For advanced applications, you might need to consider Lenz's Law, which states that the induced voltage will oppose the change in flux that produced it. This is already accounted for in the negative sign of Faraday's Law, but understanding the direction of induced currents can be important for system design.
Additional resources on electromagnetic theory can be found at the IEEE Magnetics Society and the American Physical Society.
Interactive FAQ
What is the difference between magnetic flux and magnetic flux density?
Magnetic flux (Φ) is the total amount of magnetic field passing through a given area, measured in webers (Wb). Magnetic flux density (B) is the amount of flux per unit area, measured in teslas (T). They are related by the equation B = Φ/A, where A is the area. Flux is a measure of the total quantity, while flux density describes the concentration or intensity of the magnetic field.
Why does the number of turns affect the induced voltage?

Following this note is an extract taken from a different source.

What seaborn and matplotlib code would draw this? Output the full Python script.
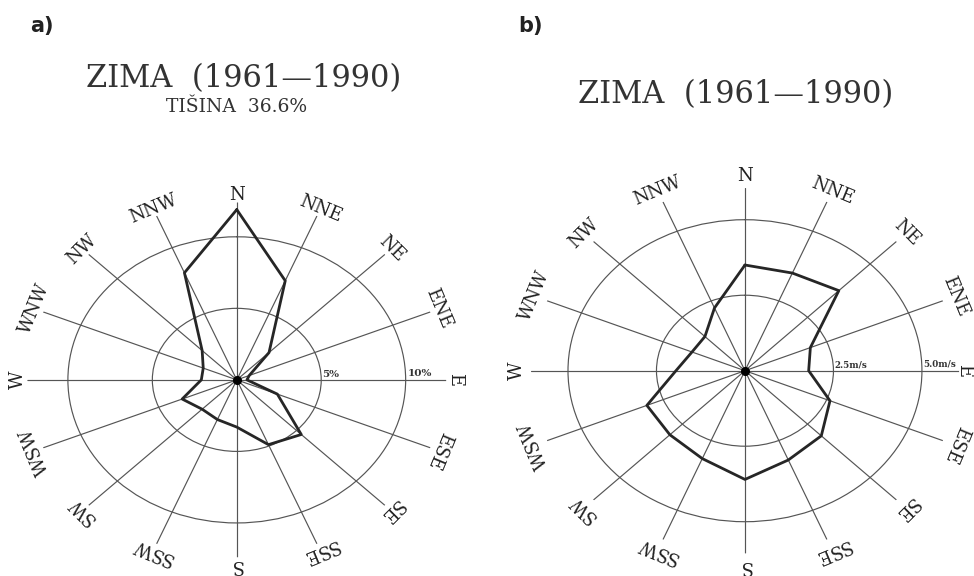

According to Faraday's Law, the induced voltage is directly proportional to the number of turns in the coil (V ∝ N). Each turn in the coil contributes to the total voltage induced by the changing magnetic field. More turns mean that the same rate of flux change will produce a higher voltage. This is why transformers use coils with many turns to step up or step down voltages.
Can I calculate flux from DC voltage measurements?
No, Faraday's Law applies to changing magnetic fields. A steady DC voltage does not indicate a changing flux. To measure flux from voltage, you need a changing magnetic field, which produces an AC voltage. If you're working with DC, you would need to measure the change in voltage over time (dV/dt) rather than a static DC value.
How does coil area affect the flux calculation?
The coil area directly affects the flux density (B = Φ/A), but not the total flux (Φ) calculated from voltage. However, a larger area can capture more flux from a given magnetic field, potentially leading to higher induced voltages for the same rate of field change. In practice, both the number of turns and the area contribute to the coil's overall sensitivity to magnetic field changes.
What are the units for magnetic flux and how do they relate to other electromagnetic units?
Magnetic flux is measured in webers (Wb). One weber is equivalent to one volt-second (V·s) or one tesla-square meter (T·m²). The weber is also related to other SI units: 1 Wb = 1 kg·m²/(s²·A). This unit relationship comes from the definition of voltage (V = kg·m²/(s³·A)) and the time component in Faraday's Law.
How accurate are flux calculations from voltage measurements?
The accuracy depends on several factors: the precision of your voltage and time measurements, the uniformity of the magnetic field through the coil, and how well the coil geometry matches the assumptions in Faraday's Law. In ideal conditions with precise measurements, you can achieve accuracy within 1-2%. In practical applications with non-uniform fields or measurement errors, accuracy might be in the 5-10% range.
Can this method be used for permanent magnets?
Yes, but with some considerations. For permanent magnets, you would typically move the magnet relative to the coil (or vice versa) to create a changing flux. The induced voltage depends on the rate of change of flux, which is determined by how quickly the magnet moves. The total flux change would be the difference in flux through the coil between the initial and final positions of the magnet.